◆ **Exercise**
Copy out the data below as written; omit any images.

— Begin Data provided —

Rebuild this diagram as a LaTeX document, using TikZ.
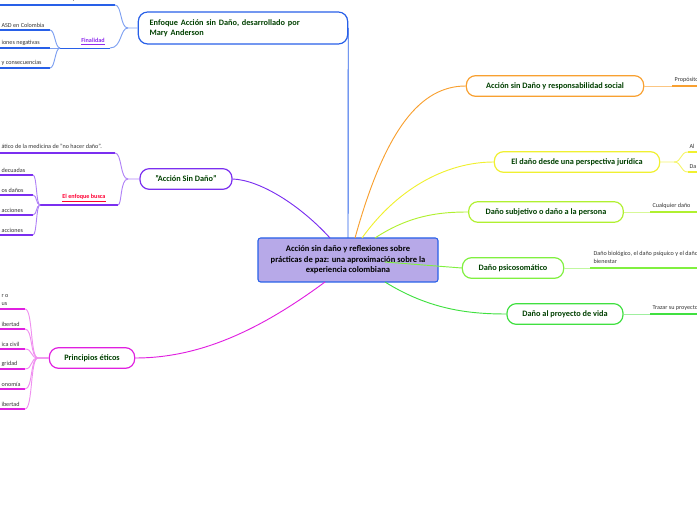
\documentclass[tikz,border=0pt]{standalone}
\usepackage{fontspec}
\setmainfont{Carlito}
\begin{document}
\begin{tikzpicture}[x=0.75pt,y=-0.75pt,
  mn/.style={draw,line width=0.9pt,rounded corners=7pt,minimum height=15.5pt,font=\bfseries\fontsize{6.2}{7.5}\selectfont,text=green!25!black,fill=white,inner xsep=6pt},
  st/.style={font=\fontsize{4.6}{5.6}\selectfont,text=black!80,inner sep=1pt},
  br/.style={line width=0.7pt},
  ul/.style={line width=1.3pt}]
\useasboundingbox (0,0) rectangle (697,520);
\definecolor{kb}{HTML}{2860E8}\definecolor{kp}{HTML}{7B2FF0}\definecolor{km}{HTML}{E020E0}
\definecolor{ko}{HTML}{F8A030}\definecolor{ky}{HTML}{F0F030}\definecolor{kl}{HTML}{B0F030}
\definecolor{kg}{HTML}{80F040}\definecolor{kv}{HTML}{40E040}\definecolor{klav}{HTML}{B7A9E8}
% central
\node[draw=kb,fill=klav,line width=0.8pt,rounded corners=2pt,minimum width=135pt,minimum height=33pt,align=center,font=\bfseries\fontsize{6.4}{8}\selectfont] (c) at (348,260) {Acción sin daño y reflexiones sobre\\prácticas de paz: una aproximación sobre la\\experiencia colombiana};
% main nodes
\node[mn,draw=kb,minimum width=157pt,minimum height=24pt,align=left,text width=140pt] (e) at (243,28) {Enfoque Acción sin Daño, desarrollado por\\Mary Anderson};
\node[mn,draw=kp,minimum width=69pt] (a) at (186,179) {"Acción Sin Daño"};
\node[mn,draw=km,minimum width=64pt] (p) at (92,358) {Principios éticos};
\node[mn,draw=ko,minimum width=133pt] (r) at (555,86) {Acción sin Daño y responsabilidad social};
\node[mn,draw=ky,minimum width=124pt] (j) at (577,162) {El daño desde una perspectiva jurídica};
\node[mn,draw=kl,minimum width=116pt] (s) at (546,212) {Daño subjetivo o daño a la persona};
\node[mn,draw=kg,minimum width=76pt] (ps) at (513,268) {Daño psicosomático};
\node[mn,draw=kv,minimum width=87pt] (v) at (565,314) {Daño al proyecto de vida};
% central connectors
\coordinate (c1) at (348,238);
\draw[br,kb] (c1) -- (e.east);
\draw[br,kp] (330,238) .. controls (300,205) and (260,180) .. (a.east);
\draw[br,km] (325,282) .. controls (260,330) and (200,358) .. (p.east);
\draw[br,ko] (355,238) .. controls (385,130) and (420,86) .. (r.west);
\draw[br,ky] (362,238) .. controls (400,185) and (450,162) .. (j.west);
\draw[br,kl] (375,238) .. controls (410,215) and (440,212) .. (s.west);
\draw[br,kg] (385,262) -- (ps.west);
\draw[br,kv] (385,282) .. controls (430,310) and (470,314) .. (v.west);
% Enfoque subitems
\node[st,anchor=south east] (e0) at (110,3) {y lo sustentan.};
\draw[ul,kb] (0,5) -- (115,5);
\draw[br,kb!60] (e.west) -- (128,28) .. controls (120,28) and (122,5) .. (115,5);
\node[font=\bfseries\fontsize{4.6}{5.6}\selectfont,text=kp!80!km] (fi) at (93,42) {\underline{Finalidad}};
\draw[br,kb] (60,48) -- (110,48);
\draw[br,kb!60] (128,28) .. controls (120,28) and (122,48) .. (110,48);
\foreach \y/\t in {30/ASD en Colombia,48/iones negativas,68/y consecuencias}{
  \node[st,anchor=south west] at (0,\y-1) {\t};
  \draw[ul,kb] (0,\y) -- (50,\y);
  \draw[br,kb!60] (60,48) .. controls (55,48) and (55,\y) .. (50,\y);}
% Accion Sin Dano subitems
\node[st,anchor=south west] at (0,150) {ático de la medicina de "no hacer daño".};
\draw[ul,kp] (0,153) -- (115,153);
\draw[br,kp!60] (a.west) -- (128,179) .. controls (120,179) and (122,153) .. (115,153);
\node[font=\bfseries\fontsize{4.6}{5.6}\selectfont,text=red!80!magenta] (eb) at (84,198) {\underline{El enfoque busca}};
\draw[ul,kp] (40,205) -- (118,205);
\draw[br,kp!60] (128,179) .. controls (120,179) and (122,205) .. (118,205);
\foreach \y/\t in {175/decuadas,195/os daños,215/acciones,235/acciones}{
  \node[st,anchor=south west] at (0,\y-1) {\t};
  \draw[ul,kp] (0,\y) -- (33,\y);
  \draw[br,kp!60] (40,205) .. controls (36,205) and (37,\y) .. (33,\y);}
% Principios subitems
\node[st,anchor=south west,align=left] at (0,307) {r o\\us};
\foreach \y/\t in {309/,329/ibertad,349/ica civil,369/gridad,389/onomía,409/ibertad}{
  \node[st,anchor=south west] at (0,\y-1) {\t};
  \draw[ul,km] (0,\y) -- (25,\y);
  \draw[br,km!50] (p.west) -- (38,358) .. controls (30,358) and (33,\y) .. (25,\y);}
% right subitems
\node[st,anchor=south west] at (673,84) {Propósito};
\draw[br,ko!60] (r.east) -- (672,86);
\draw[ul,ko] (672,86) -- (697,86);
\node[st,anchor=south west] at (688,150) {Al};
\node[st,anchor=south west] at (688,170) {Da};
\draw[ul,ky] (688,152) -- (697,152);
\draw[ul,ky] (688,172) -- (697,172);
\draw[br,ky!70] (j.east) -- (674,162) .. controls (682,162) and (680,152) .. (688,152);
\draw[br,ky!70] (674,162) .. controls (682,162) and (680,172) .. (688,172);
\node[st,anchor=south west] at (651,210) {Cualquier daño};
\draw[br,kl!50] (s.east) -- (650,212);
\draw[ul,kl] (650,212) -- (697,212);
\node[st,anchor=south west,align=left] at (592,265) {Daño biológico, el daño psíquico y el daño\\bienestar};
\draw[br,kg!50] (ps.east) -- (590,268);
\draw[ul,kg] (590,268) -- (697,268);
\node[st,anchor=south west] at (651,312) {Trazar su proyecto};
\draw[br,kv!50] (v.east) -- (650,314);
\draw[ul,kv] (650,314) -- (697,314);
\end{tikzpicture}
\end{document}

— End Data provided —

◆ **Task answer**
Rebuild this diagram as a LaTeX document, using TikZ.
\documentclass[tikz,border=0pt]{standalone}
\usepackage{fontspec}
\setmainfont{Carlito}
\begin{document}
\begin{tikzpicture}[x=0.75pt,y=-0.75pt,
  mn/.style={draw,line width=0.9pt,rounded corners=7pt,minimum height=15.5pt,font=\bfseries\fontsize{6.2}{7.5}\selectfont,text=green!25!black,fill=white,inner xsep=6pt},
  st/.style={font=\fontsize{4.6}{5.6}\selectfont,text=black!80,inner sep=1pt},
  br/.style={line width=0.7pt},
  ul/.style={line width=1.3pt}]
\useasboundingbox (0,0) rectangle (697,520);
\definecolor{kb}{HTML}{2860E8}\definecolor{kp}{HTML}{7B2FF0}\definecolor{km}{HTML}{E020E0}
\definecolor{ko}{HTML}{F8A030}\definecolor{ky}{HTML}{F0F030}\definecolor{kl}{HTML}{B0F030}
\definecolor{kg}{HTML}{80F040}\definecolor{kv}{HTML}{40E040}\definecolor{klav}{HTML}{B7A9E8}
% central
\node[draw=kb,fill=klav,line width=0.8pt,rounded corners=2pt,minimum width=135pt,minimum height=33pt,align=center,font=\bfseries\fontsize{6.4}{8}\selectfont] (c) at (348,260) {Acción sin daño y reflexiones sobre\\prácticas de paz: una aproximación sobre la\\experiencia colombiana};
% main nodes
\node[mn,draw=kb,minimum width=157pt,minimum height=24pt,align=left,text width=140pt] (e) at (243,28) {Enfoque Acción sin Daño, desarrollado por\\Mary Anderson};
\node[mn,draw=kp,minimum width=69pt] (a) at (186,179) {"Acción Sin Daño"};
\node[mn,draw=km,minimum width=64pt] (p) at (92,358) {Principios éticos};
\node[mn,draw=ko,minimum width=133pt] (r) at (555,86) {Acción sin Daño y responsabilidad social};
\node[mn,draw=ky,minimum width=124pt] (j) at (577,162) {El daño desde una perspectiva jurídica};
\node[mn,draw=kl,minimum width=116pt] (s) at (546,212) {Daño subjetivo o daño a la persona};
\node[mn,draw=kg,minimum width=76pt] (ps) at (513,268) {Daño psicosomático};
\node[mn,draw=kv,minimum width=87pt] (v) at (565,314) {Daño al proyecto de vida};
% central connectors
\coordinate (c1) at (348,238);
\draw[br,kb] (c1) -- (e.east);
\draw[br,kp] (330,238) .. controls (300,205) and (260,180) .. (a.east);
\draw[br,km] (325,282) .. controls (260,330) and (200,358) .. (p.east);
\draw[br,ko] (355,238) .. controls (385,130) and (420,86) .. (r.west);
\draw[br,ky] (362,238) .. controls (400,185) and (450,162) .. (j.west);
\draw[br,kl] (375,238) .. controls (410,215) and (440,212) .. (s.west);
\draw[br,kg] (385,262) -- (ps.west);
\draw[br,kv] (385,282) .. controls (430,310) and (470,314) .. (v.west);
% Enfoque subitems
\node[st,anchor=south east] (e0) at (110,3) {y lo sustentan.};
\draw[ul,kb] (0,5) -- (115,5);
\draw[br,kb!60] (e.west) -- (128,28) .. controls (120,28) and (122,5) .. (115,5);
\node[font=\bfseries\fontsize{4.6}{5.6}\selectfont,text=kp!80!km] (fi) at (93,42) {\underline{Finalidad}};
\draw[br,kb] (60,48) -- (110,48);
\draw[br,kb!60] (128,28) .. controls (120,28) and (122,48) .. (110,48);
\foreach \y/\t in {30/ASD en Colombia,48/iones negativas,68/y consecuencias}{
  \node[st,anchor=south west] at (0,\y-1) {\t};
  \draw[ul,kb] (0,\y) -- (50,\y);
  \draw[br,kb!60] (60,48) .. controls (55,48) and (55,\y) .. (50,\y);}
% Accion Sin Dano subitems
\node[st,anchor=south west] at (0,150) {ático de la medicina de "no hacer daño".};
\draw[ul,kp] (0,153) -- (115,153);
\draw[br,kp!60] (a.west) -- (128,179) .. controls (120,179) and (122,153) .. (115,153);
\node[font=\bfseries\fontsize{4.6}{5.6}\selectfont,text=red!80!magenta] (eb) at (84,198) {\underline{El enfoque busca}};
\draw[ul,kp] (40,205) -- (118,205);
\draw[br,kp!60] (128,179) .. controls (120,179) and (122,205) .. (118,205);
\foreach \y/\t in {175/decuadas,195/os daños,215/acciones,235/acciones}{
  \node[st,anchor=south west] at (0,\y-1) {\t};
  \draw[ul,kp] (0,\y) -- (33,\y);
  \draw[br,kp!60] (40,205) .. controls (36,205) and (37,\y) .. (33,\y);}
% Principios subitems
\node[st,anchor=south west,align=left] at (0,307) {r o\\us};
\foreach \y/\t in {309/,329/ibertad,349/ica civil,369/gridad,389/onomía,409/ibertad}{
  \node[st,anchor=south west] at (0,\y-1) {\t};
  \draw[ul,km] (0,\y) -- (25,\y);
  \draw[br,km!50] (p.west) -- (38,358) .. controls (30,358) and (33,\y) .. (25,\y);}
% right subitems
\node[st,anchor=south west] at (673,84) {Propósito};
\draw[br,ko!60] (r.east) -- (672,86);
\draw[ul,ko] (672,86) -- (697,86);
\node[st,anchor=south west] at (688,150) {Al};
\node[st,anchor=south west] at (688,170) {Da};
\draw[ul,ky] (688,152) -- (697,152);
\draw[ul,ky] (688,172) -- (697,172);
\draw[br,ky!70] (j.east) -- (674,162) .. controls (682,162) and (680,152) .. (688,152);
\draw[br,ky!70] (674,162) .. controls (682,162) and (680,172) .. (688,172);
\node[st,anchor=south west] at (651,210) {Cualquier daño};
\draw[br,kl!50] (s.east) -- (650,212);
\draw[ul,kl] (650,212) -- (697,212);
\node[st,anchor=south west,align=left] at (592,265) {Daño biológico, el daño psíquico y el daño\\bienestar};
\draw[br,kg!50] (ps.east) -- (590,268);
\draw[ul,kg] (590,268) -- (697,268);
\node[st,anchor=south west] at (651,312) {Trazar su proyecto};
\draw[br,kv!50] (v.east) -- (650,314);
\draw[ul,kv] (650,314) -- (697,314);
\end{tikzpicture}
\end{document}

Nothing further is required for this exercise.